Contractors Equipment Floater: Tools and Heavy Machinery
A contractors equipment floater covers your tools and heavy machinery wherever the job takes them — here's what to know before buying.
A contractors equipment floater covers your tools and heavy machinery wherever the job takes them — here's what to know before buying.
A contractors equipment floater is a type of inland marine insurance that covers construction tools and heavy machinery wherever they go, not just at a single business address. Standard commercial property policies typically protect assets only at a fixed location listed on the policy, which creates an obvious problem for contractors who move excavators, generators, and power tools between job sites every week. A floater attaches coverage to the equipment itself, so protection follows the asset from warehouse to highway to job site without interruption. For any contractor with more than a few thousand dollars in mobile gear, this is the policy that prevents a single theft or accident from becoming a business-ending event.
Most contractors equipment floaters are written on an “all-risk” (also called “open perils”) basis. That means the policy covers any direct physical loss or damage to your equipment unless a specific exclusion says otherwise. The alternative is a “named perils” policy, which only covers hazards explicitly listed in the contract, like fire, theft, or windstorm. All-risk is more expensive but far more practical because construction sites generate risks that are hard to predict. If your policy is all-risk, you don’t need to prove the loss matches a listed peril; instead, the insurer bears the burden of showing an exclusion applies.
This structure matters because standard commercial property forms usually won’t cover equipment once it leaves your primary business premises. A bulldozer parked at a staging area across town, a generator riding on a flatbed trailer, or a laser level sitting in a job-site trailer are all effectively uninsured under a typical property policy. The floater eliminates that gap. Coverage stays active at the job site, in transit on public roads, at temporary storage yards, and anywhere else the equipment ends up within the United States, its territories, and Canada.
These policies cover a broad range of assets, from earth-moving machines like bulldozers, excavators, and backhoes down to handheld power tools, pneumatic drills, concrete mixers, and surveying instruments. The common thread is that the property is mobile and used in connection with your contracting operations.

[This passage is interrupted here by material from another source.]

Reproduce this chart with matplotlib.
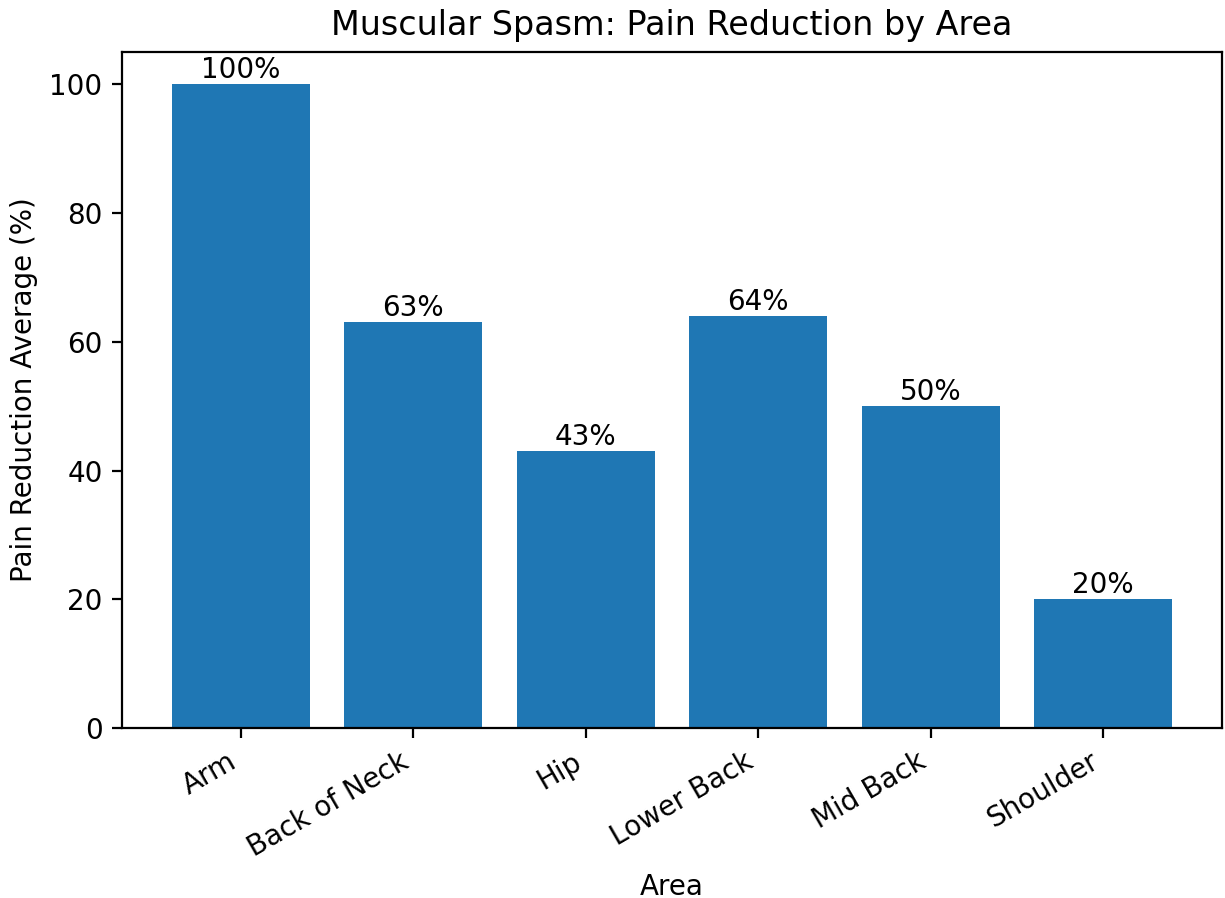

Coverage isn’t limited to equipment you own outright. Most floaters can extend to machinery you lease, rent, or borrow, which matters because rental agreements almost always include indemnification clauses requiring the renter to carry insurance on the equipment. If you damage a rented skid steer and don’t have floater coverage, you’re personally on the hook for the replacement cost, and the rental company may pursue a breach-of-contract claim on top of the repair bill. That said, policies sometimes impose sublimits or additional conditions on non-owned equipment, so check how your policy handles rented and borrowed gear before you sign a rental agreement.
Insurers typically use two approaches to structure coverage within the same policy. High-value machines like cranes, excavators, and paving equipment are individually “scheduled,” meaning each piece is listed by make, model, serial number, and a specific insured value. If you lose a scheduled excavator worth $180,000, that’s the maximum the policy pays for that item.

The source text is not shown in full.